会計相談室
2022年11月11日 14:00:00
通勤費の取り扱い
Q: アメリカの通勤費の取り扱いについて教えてください。現地従業員に対しては希望者に対して給与天引きをしており、それから通勤小切手(TransitCheck)を渡しております。駐在員に対しては、給与がネット支給方式であることと、一般的な旅費と同じく交通機関を使うということで旅費交通費と同じ扱いで精算処理をしています。何か問題がありますか?
A:アメリカでは、電車やバスなどの公共交通機関の利用による通勤費に対して一定額まで非課税対象とできる優遇措置があります。2022年度は月に$280までです。会社は、この規定に従って公共機関を用いて通勤をしている従業員に対して、給与の非課税扱いをすることができます。
その場合には、従業員が会社に通勤費用を天引きしてもらって、その部分の給与を会社から、メトロカードなどの現物支給を行うか通勤小切手か通勤デビットカード(Transitcheck Card)として支給することができます。通勤費天引き部分を現物で支給するか通勤小切手か通勤デビットカードで従業員へ支給する理由は、通勤費以外への流用を防ぐためです。
一方、会社が従業員に対して通勤費部分を従業員に対して支給した場合には、給与に加算しなくてはなりません。アメリカでは通勤費支給(Commuting Allowance)した支払いを給与から直接控除することはできないのです。これは給与天引きが非課税にあることとは全く関係のないことです。
したがって、会社が通勤費を実費精算した場合には、たとえ駐在員であろうと精算金額を給与として加算することが必要です。ちなみに通勤費支給は、一定の福利厚生費を給与に計上しなくてもよいカフェテリアプラン(SEC125)の対象にはなりません。
よく勘違いを起こしやすい点が、通勤費を先のカフェテリアプランの対象と勘違いしたり、会社が旅費の精算と同じように考えてしまって旅費精算してしまうことです。また、税法上も給与に加算して通勤小切手分を給与天引きすれば、差し引き何の問題もないのではないかと考えてしまうことなども考えられます。

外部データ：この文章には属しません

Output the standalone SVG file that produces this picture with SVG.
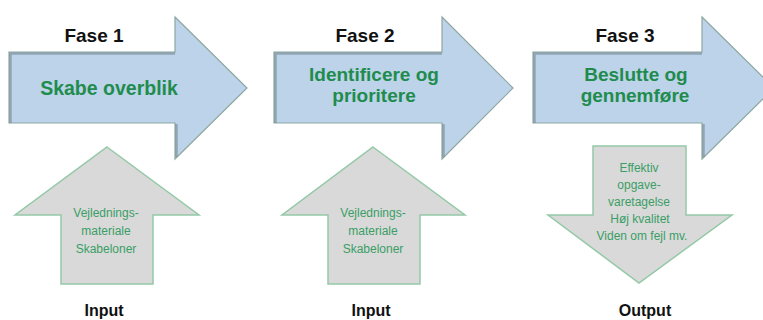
<svg xmlns="http://www.w3.org/2000/svg" width="763" height="320" viewBox="0 0 763 320">
<style>
.phase{fill:#bcd3ea;stroke:#8ea7a1;stroke-width:1.2}
.shade{fill:none;stroke:#6f7f86;stroke-width:2.5;stroke-opacity:0.55}
.io{fill:#d9d9d9;stroke:#93c9a6;stroke-width:1.5}
.fase{font-family:"Liberation Sans",Arial,sans-serif;font-weight:bold;font-size:19px;fill:#111;text-anchor:middle}
.title{font-family:"Liberation Sans",Arial,sans-serif;font-weight:bold;font-size:19.5px;fill:#1f8c4e;text-anchor:middle}
.title2{font-family:"Liberation Sans",Arial,sans-serif;font-weight:bold;font-size:19px;fill:#1f8c4e;text-anchor:middle}
.small{font-family:"Liberation Sans",Arial,sans-serif;font-size:12px;fill:#3a9e66;text-anchor:middle}
.label{font-family:"Liberation Sans",Arial,sans-serif;font-weight:bold;font-size:16px;fill:#111;text-anchor:middle}
</style>
<rect width="763" height="320" fill="#fff"/>
<g id="fase1">
<path class="phase" d="M9,52 H175 V17 L247,88 L175,159 V123 H9 Z"/>
<path class="shade" d="M10.5,123 V53.5 H175 M176.5,124 V157"/>
<text class="fase" x="94" y="42">Fase 1</text>
<text class="title" x="109" y="95">Skabe overblik</text>
</g>
<g id="fase2">
<path class="phase" d="M274,52 H442 V17 L513,88 L442,159 V123 H274 Z"/>
<path class="shade" d="M275.5,123 V53.5 H442 M443.5,124 V157"/>
<text class="fase" x="365" y="42">Fase 2</text>
<text class="title2" x="374" y="81">Identificere og</text>
<text class="title2" x="374" y="102">prioritere</text>
</g>
<g id="fase3">
<path class="phase" d="M533,52 H702 V17 L774,88 L702,159 V123 H533 Z"/>
<path class="shade" d="M534.5,123 V53.5 H702 M703.5,124 V157"/>
<text class="fase" x="625" y="42">Fase 3</text>
<text class="title2" x="636" y="81">Beslutte og</text>
<text class="title2" x="635" y="102">gennemføre</text>
</g>
<g id="input1">
<path class="io" d="M107,147 L199,215 H153 V284 H61 V215 H15 Z"/>
<text class="small" x="106" y="217">Vejlednings-</text>
<text class="small" x="106" y="235">materiale</text>
<text class="small" x="106" y="253">Skabeloner</text>
<text class="label" x="104" y="316">Input</text>
</g>
<g id="input2">
<path class="io" d="M373,147 L465,215 H420 V284 H328 V215 H282 Z"/>
<text class="small" x="373" y="217">Vejlednings-</text>
<text class="small" x="373" y="235">materiale</text>
<text class="small" x="373" y="253">Skabeloner</text>
<text class="label" x="371" y="316">Input</text>
</g>
<g id="output">
<path class="io" d="M593,146 H686 V215 H732 L639,283 L548,215 H593 Z"/>
<text class="small" x="639" y="172">Effektiv</text>
<text class="small" x="639" y="189">opgave-</text>
<text class="small" x="639" y="206">varetagelse</text>
<text class="small" x="640" y="223">Høj kvalitet</text>
<text class="small" x="642" y="240">Viden om fejl mv.</text>
<text class="label" x="645" y="316">Output</text>
</g>
<g id="connectors"></g>
</svg>
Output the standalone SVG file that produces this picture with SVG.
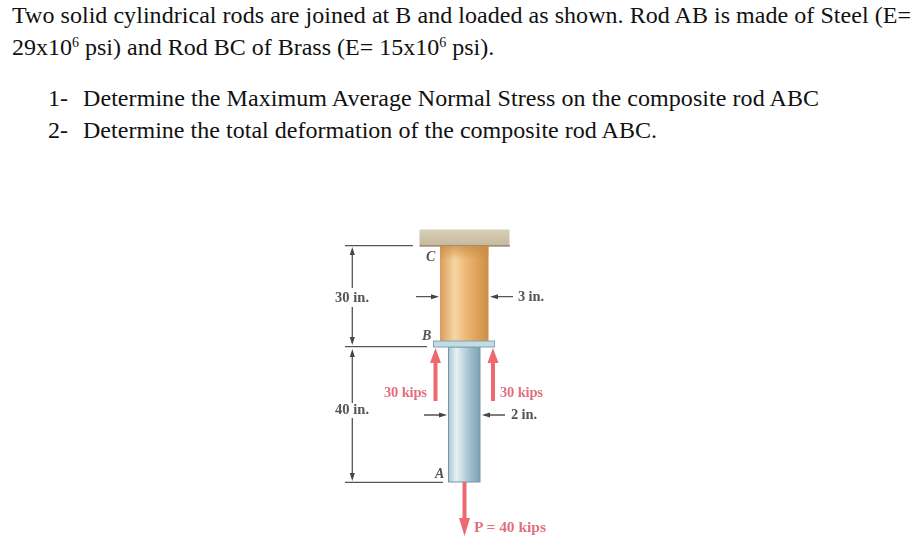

源泉所得税に対しては、確かにその通り影響はありませんが、失業保険税や疾病保険に関しては通勤費は非課税扱いはされないために過少申告が生じてしまうことになります。過少申告はかなり重大な法令違反になります。また、会社ではその金額も把握もしていないことになります。
通勤費の精算と旅費交通費の精算は似ていても非なるものであり取り扱いが異なるので注意が必要です。